How can RTX use be optimized?

To optimize the use of RTX in patients with RA, it is advisable to: (i) preferentially treat seropositive forms of the disease [87] (LE 1a, DR A) and (ii) use a tailored dosing schedule according to a treat-to-target strategy based on the TG or relapse definitions (Table 1) [87, 88] (LE 2b, DR B). Although the SPC recommended two 1000-mg infusions 15 days apart (2000 mg), there is evidence that a significant number of patients respond adequately to a single infusion of 1000 mg [89] (LE 1a, DR A) (DAP 9.1, 100%; DAM 7.9, 86%).
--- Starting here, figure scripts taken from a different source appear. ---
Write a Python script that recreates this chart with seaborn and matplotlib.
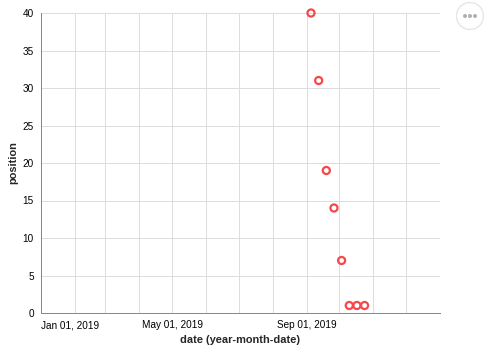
import pandas as pd
import matplotlib.pyplot as plt
import seaborn as sns
from matplotlib.patches import Ellipse

# Datos
fechas = ["2019-09-05", "2019-09-12", "2019-09-19", "2019-09-26",
          "2019-10-03", "2019-10-10", "2019-10-17", "2019-10-24"]
posiciones = [40, 31, 19, 14, 7, 1, 1, 1]

datos = pd.DataFrame({"date": pd.to_datetime(fechas), "position": posiciones})

sns.set_style("white")
plt.rcParams['font.family'] = ['Liberation Sans', 'DejaVu Sans']

PX = 0.72  # 1 px en puntos a dpi 100

fig = plt.figure(figsize=(4.93, 3.61), dpi=100)
ax = fig.add_axes([41 / 493, 48 / 361, 399 / 493, 300 / 361])

sns.scatterplot(data=datos, x="date", y="position", ax=ax,
                marker="o", s=26, facecolors="none", edgecolor="#f5484b",
                linewidth=1.6, zorder=3, clip_on=False)

ax.set_xlim(pd.Timestamp("2019-01-01"), pd.Timestamp("2020-01-01"))
ax.set_ylim(0, 40)
ax.set_yticks(range(0, 41, 5))

meses = pd.date_range("2019-01-01", "2019-12-01", freq="MS")
ax.set_xticks(meses)
etiquetas = [d.strftime("%b %d, %Y") if d.month in (1, 5, 9) else "" for d in meses]
ax.set_xticklabels(etiquetas)

ax.grid(True, color="#dddddd", linewidth=1 * PX)
ax.set_axisbelow(True)
for lado in ["top", "right"]:
    ax.spines[lado].set_visible(False)
for lado in ["left", "bottom"]:
    ax.spines[lado].set_color("#888888")
    ax.spines[lado].set_linewidth(1 * PX)

ax.tick_params(axis="both", length=5 * PX, width=1 * PX, color="#888888",
               labelsize=10 * PX, labelcolor="#000000", pad=2 * PX, direction="out")
for lbl in ax.get_xticklabels():
    if lbl.get_text().startswith("Jan"):
        lbl.set_horizontalalignment("left")

ax.set_xlabel("date (year-month-date)", fontsize=11 * PX, fontweight="bold", labelpad=5 * PX)
ax.set_ylabel("position", fontsize=11 * PX, fontweight="bold", labelpad=4 * PX)

# Botón de acciones de la esquina
cx, cy = 470 / 493, 1 - 16 / 361
fig.patches.append(Ellipse((cx, cy), 27 / 493, 27 / 361, transform=fig.transFigure,
                           facecolor="white", edgecolor="#e6e6e6", linewidth=1))
for dx in (-5, 0, 5):
    fig.patches.append(Ellipse((cx + dx / 493, cy), 4 / 493, 4 / 361,
                               transform=fig.transFigure, facecolor="#b0b0b0",
                               edgecolor="none"))

fig.savefig("out.png", dpi=100)
plt.close()
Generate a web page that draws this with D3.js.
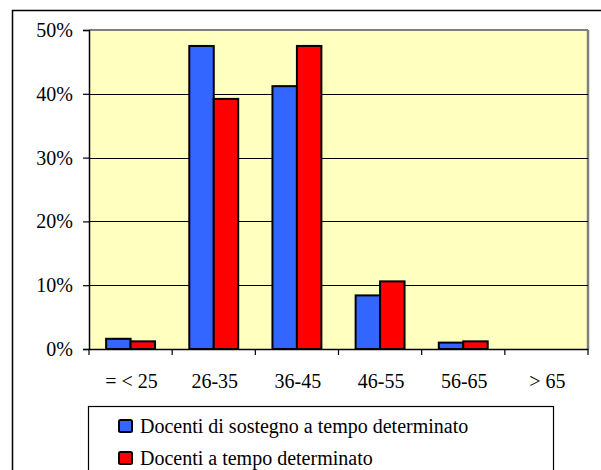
<!DOCTYPE html>
<html><head><meta charset="utf-8">
<script src="https://cdn.jsdelivr.net/npm/d3@7"></script>
<style>
@font-face{font-family:"ChartSerif";src:local("Liberation Serif"),local("LiberationSerif"),local("Liberation Serif Regular");}
body{margin:0;background:#fff}svg{display:block}
</style>
</head><body>
<svg id="c" width="601" height="470"></svg>
<script>
const categories = ["= < 25", "26-35", "36-45", "46-55", "56-65", "> 65"];
const seriesNames = ["Docenti di sostegno a tempo determinato", "Docenti a tempo determinato"];
const sostegno = [1.6, 47.5, 41.2, 8.4, 1.0, 0];
const tempoDet = [1.2, 39.2, 47.5, 10.6, 1.2, 0];
const yTicks = [0, 10, 20, 30, 40, 50];
const colors = ["#3366FF", "#FF0000"];

const svg = d3.select("#c");
const L = 89, R = 588, T = 30, B = 349;

svg.append("rect").attr("x",12.5).attr("y",10.5).attr("width",600).attr("height",470)
  .attr("fill","#fff").attr("stroke","#000").attr("stroke-width",1.5);

const x0 = d3.scaleBand().domain(categories).range([L, R]).padding(0);
const x1 = d3.scaleBand().domain([0,1]).range([0, x0.bandwidth()]).paddingInner(0).paddingOuter(0.7);
const y = d3.scaleLinear().domain([0, 50]).range([B, T]);

svg.append("rect").attr("x",L).attr("y",T).attr("width",R-L).attr("height",B-T).attr("fill","#FFFFC0");
svg.append("line").attr("x1",L).attr("x2",R).attr("y1",T).attr("y2",T).attr("stroke","#808080").attr("stroke-width",2);
svg.append("line").attr("x1",R).attr("x2",R).attr("y1",T).attr("y2",B).attr("stroke","#808080").attr("stroke-width",2.5);

svg.append("g").selectAll("line").data(yTicks.filter(v=>v>0 && v<50)).join("line")
  .attr("x1",L).attr("x2",R).attr("y1",d=>Math.round(y(d))+0.5).attr("y2",d=>Math.round(y(d))+0.5)
  .attr("stroke","#000").attr("stroke-width",1);

const data = categories.map((c,i)=>({c, vals:[sostegno[i], tempoDet[i]]}));
data.forEach(d=>{
  d.vals.forEach((v,j)=>{
    if (v<=0) return;
    svg.append("rect").attr("x",x0(d.c)+x1(j)).attr("y",y(v)).attr("width",x1.bandwidth()).attr("height",B-y(v))
      .attr("fill",colors[j]).attr("stroke","#000").attr("stroke-width",2);
  });
});

// y axis lines via d3 axis (labels drawn separately as plain svg text)
const yAxis = svg.append("g").attr("transform",`translate(${L},0)`)
  .call(d3.axisLeft(y).tickValues(yTicks).tickFormat("").tickSize(6));
yAxis.select(".domain").attr("stroke","#000").attr("stroke-width",1.5);
yAxis.selectAll(".tick line").attr("stroke","#000").attr("stroke-width",1.2);
yAxis.selectAll("text").remove();
yTicks.forEach(v=>{
  svg.append("text").attr("x",L-16).attr("y",y(v)+7).attr("text-anchor","end")
    .attr("font-size",20).attr("fill","#000").style("font-family",'"Liberation Serif"').text(v+"%");
});

const xAxis = svg.append("g").attr("transform",`translate(0,${B})`)
  .call(d3.axisBottom(x0).tickSize(0).tickFormat(""));
xAxis.select(".domain").attr("stroke","#000").attr("stroke-width",1.5);
xAxis.selectAll("text").remove();
const bounds = categories.map((c)=>x0(c)).concat([R]);
bounds.forEach(b=>{
  svg.append("line").attr("x1",b).attr("x2",b).attr("y1",B).attr("y2",B+6).attr("stroke","#000").attr("stroke-width",1.2);
});
categories.forEach(c=>{
  svg.append("text").attr("x",x0(c)+x0.bandwidth()/2+1).attr("y",B+39).attr("text-anchor","middle")
    .attr("font-size",20).attr("fill","#000").style("font-family",'"Liberation Serif"').text(c);
});

svg.append("rect").attr("x",88.5).attr("y",406.5).attr("width",465).attr("height",80)
  .attr("fill","#fff").attr("stroke","#000").attr("stroke-width",1.2);
seriesNames.forEach((n,i)=>{
  const base = 433 + i*32;
  svg.append("rect").attr("x",119).attr("y",base-13).attr("width",13).attr("height",12)
    .attr("fill",colors[i]).attr("stroke","#000").attr("stroke-width",2).attr("rx",1.5);
  svg.append("text").attr("x",140).attr("y",base).attr("font-size",20).attr("fill","#000")
    .style("font-family",'"Liberation Serif"').text(n);
});
</script>
</body></html>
The most recent study involving long-term follow-up in patients treated with RTX during clinical trials included analysis of a subset (n = 627) of patients treated for longer than 5 years, some of whom had been treated for up to 9.5 years (more than 17 cycles) [90]. Bearing in mind that the presence of low immunoglobulin levels was an exclusion criterion in these clinical trials, no significant increases in infections were detected, although there was a tendency towards a reduction in serum IgG levels [90]. The information available on the use of RTX in daily clinical practice (AIR registry from the French Rheumatology Society) suggests that infections are more common in patients with IgG levels <6 g/l, although the presence of pulmonary and cardiac comorbidities, as well as extra-articular RA manifestations, was also associated with an increased risk of infection [50]. Finally, various studies have shown that reduced IgG and IgM levels are associated with cumulative RTX dose, especially in patients with decreased immunoglobulin levels prior to the start of treatment [44, 91].

Based on these preliminary findings, the panel believes RTX to be a safe long-term therapy, although potentially high cumulative doses over short periods have been associated with decreased IgG levels and increased infections in patients with a long history of complications and pulmonary or cardiac comorbidities. One way of improving the risk:benefit ratio is to administer the drug to those patients who present a more pronounced and longer-lasting clinical response. This is more likely to occur in seropositive patients, those who are either RF or ACPA-positive or both [87]. Furthermore, the response should be evaluated 3–4 months post-rituximab infusion. Indeed, in those patients who respond well, it should be administered again once the TG is lost (DAS28 <3.2), without allowing the disease to reach a high activity stage. This approach has proved effective [88] and can reduce the cumulative RTX dose in these patients compared with those receiving the drug regularly every 6 months.

It is true that the efficacy in patient groups treated with 2-g cycles vs those who received only 1 g was quite similar [92]. The efficacy of RTX has been shown to be not so much dependent on the dose used, as on the extent of B-lymphocyte depletion below the detection limit of highly sensitive cytometers (<0.1 × 106 cells/l) [93]. Some patients may require higher doses because the efficacy of B cell depletion appears to depend upon CD16 (a receptor for the Fc fraction of IgG) genetic variants [94-96]. It could be that only patients homozygous for the low-affinity genotype would require high-dose cycles, although this hypothesis would have to be confirmed in controlled studies.

Finally, an increasing number of randomized clinical trials are exploring the efficacy and safety of dose reduction in those patients who have attained their TGs with the standard dose. The results of these trials will help shed some light on the uncertainty surrounding current optimization practices and will contribute towards the inevitable updating of this consensus.